In the slow sports seasons, I watch a few minutes of televised kennel shows. I am always surprised how many breeds of dogs are registered. I was aware of a Doberman Pinscher, but an Austrian Pinscher? How many kinds of terriers are there? Many of the dogs are beautiful, but some make me suppress a laugh, and I wonder if those breeds could be self-conscious about how they look. E.g., the Affenpinscher and the Puli. And some bring a creepy feeling, such as any hairless one.
“The great pleasure of a dog is that you may make a fool of yourself with him and not only will he not scold you, but he will make a fool of himself too.” Samuel Butler.
I wrote a month ago that the new year did not always start on January 1, but I have given little thought about when the day begins. For me, it is midnight, but I knew that it begins at sundown for Jewish people and for Muslims. Now I have learned from Galileo’s Daughter: A Historical Memoir of Science, Faith, and Love by Dava Sobel that “Italians numbered the hours of the seventeenth century from one to twenty-four beginning at sunset, so that if [Galileo’s daughter] Suor Maria Celeste told her father she was ‘writing at the seventh hour,’ she meant she worked far into the night.”
“Every day cannot be a feast of lanterns.” Chinese Proverb.

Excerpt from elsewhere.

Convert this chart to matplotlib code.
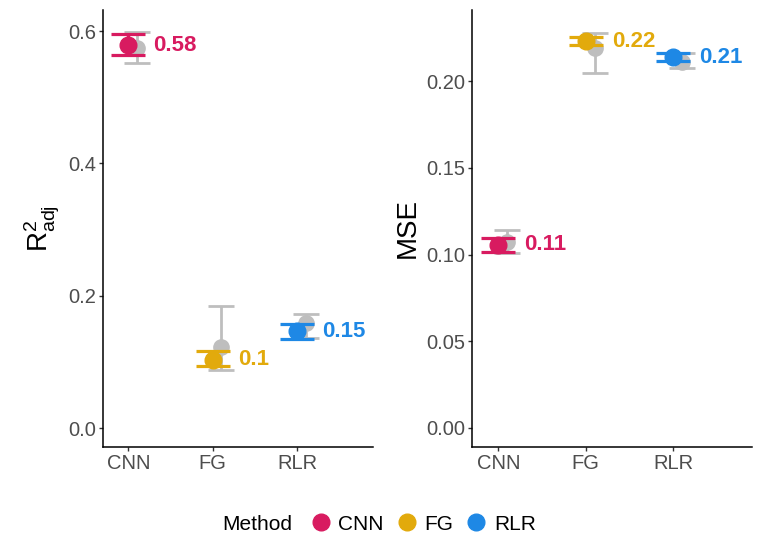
import matplotlib
matplotlib.use('Agg')
import matplotlib.pyplot as plt
from matplotlib.lines import Line2D

plt.rcParams['font.family'] = ['Liberation Sans', 'DejaVu Sans']
plt.rcParams['mathtext.fontset'] = 'custom'
plt.rcParams['mathtext.rm'] = 'Liberation Sans'
plt.rcParams['mathtext.it'] = 'Liberation Sans:italic'

methods = ['CNN', 'FG', 'RLR']
colors = ['#D81B60', '#E2AA0C', '#1E88E5']
grey = '#BEBEBE'

# adjusted R^2: coloured estimate and grey comparison
r2_mean = [0.579, 0.103, 0.146]
r2_low = [0.564, 0.094, 0.134]
r2_high = [0.595, 0.116, 0.157]
r2_grey_mean = [0.574, 0.122, 0.159]
r2_grey_low = [0.552, 0.088, 0.136]
r2_grey_high = [0.598, 0.184, 0.172]

# MSE
mse_mean = [0.1055, 0.223, 0.2138]
mse_low = [0.1014, 0.2207, 0.2115]
mse_high = [0.1095, 0.2254, 0.216]
mse_grey_mean = [0.107, 0.219, 0.211]
mse_grey_low = [0.101, 0.2046, 0.2075]
mse_grey_high = [0.114, 0.228, 0.216]

r2_ticks = [0.0, 0.2, 0.4, 0.6]
mse_ticks = [0.00, 0.05, 0.10, 0.15, 0.20]

fig = plt.figure(figsize=(7.65, 5.47), dpi=100)
ax1 = fig.add_axes([103 / 765, 1 - 447 / 547, 270 / 765, 437 / 547])
ax2 = fig.add_axes([472 / 765, 1 - 447 / 547, 280 / 765, 437 / 547])


def panel(ax, mean, low, high, gmean, glow, ghigh, ticks, fmt, ylim):
    for i, m in enumerate(methods):
        x = i + 1
        ax.errorbar(x + 0.1, gmean[i], yerr=[[gmean[i] - glow[i]], [ghigh[i] - gmean[i]]],
                    fmt='o', color=grey, ms=11, elinewidth=2, capsize=9.5, capthick=2,
                    zorder=2)
        ax.errorbar(x, mean[i], yerr=[[mean[i] - low[i]], [high[i] - mean[i]]],
                    fmt='o', color=colors[i], ms=12, elinewidth=2.3, capsize=12,
                    capthick=2.3, zorder=3)
        ax.text(x + 0.3, mean[i], f'{round(mean[i], 2):g}', color=colors[i],
                fontsize=16, fontweight='bold', ha='left', va='center', zorder=4)
    ax.set_xlim(0.7, 3.9)
    ax.set_ylim(*ylim)
    ax.set_xticks([1, 2, 3])
    ax.set_xticklabels(methods)
    ax.set_yticks(ticks)
    ax.set_yticklabels([fmt.format(t) for t in ticks])
    for s in ['top', 'right']:
        ax.spines[s].set_visible(False)
    for s in ['left', 'bottom']:
        ax.spines[s].set_linewidth(1.1)
    ax.tick_params(length=3, width=1, color='#333333', labelsize=14.5,
                   labelcolor='#4D4D4D', pad=2)


panel(ax1, r2_mean, r2_low, r2_high, r2_grey_mean, r2_grey_low, r2_grey_high,
      r2_ticks, '{:.1f}', (-0.0287, 0.632))
panel(ax2, mse_mean, mse_low, mse_high, mse_grey_mean, mse_grey_low, mse_grey_high,
      mse_ticks, '{:.2f}', (-0.011, 0.241))

ax1.set_ylabel(r'$\mathrm{R}^{2}_{\mathrm{adj}}$', fontsize=20, labelpad=4)
ax2.set_ylabel('MSE', fontsize=20, labelpad=4)

fig.text(222 / 765, 1 - 524 / 547, 'Method', fontsize=15, ha='left', va='center')
handles = [Line2D([], [], marker='o', ls='', color=c, ms=12) for c in colors]
fig.legend(handles, methods, loc='center', bbox_to_anchor=(423 / 765, 1 - 524 / 547),
           ncol=3, frameon=False, fontsize=15, handlelength=1.0,
           handletextpad=0.35, columnspacing=0.6, borderpad=0)

fig.savefig('out.png', dpi=100)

Galileo may have been a mathematician, an astronomer, and a Catholic, but he also had a bit of the poet about him. Dava Sobel in Galileo’s Daughter says that he long described wine as “light held together by moisture.”
The furor over the half-time show because Bad Bunny’s songs are in Spanish seems feigned to me. I can’t be alone in not being able to understand rap lyrics no matter what language they are in.
As more and more powerful men are revealed from the Epstein files, I can’t help but think of the words from a wise man: “The sin is not in the sinning, but in being found out.”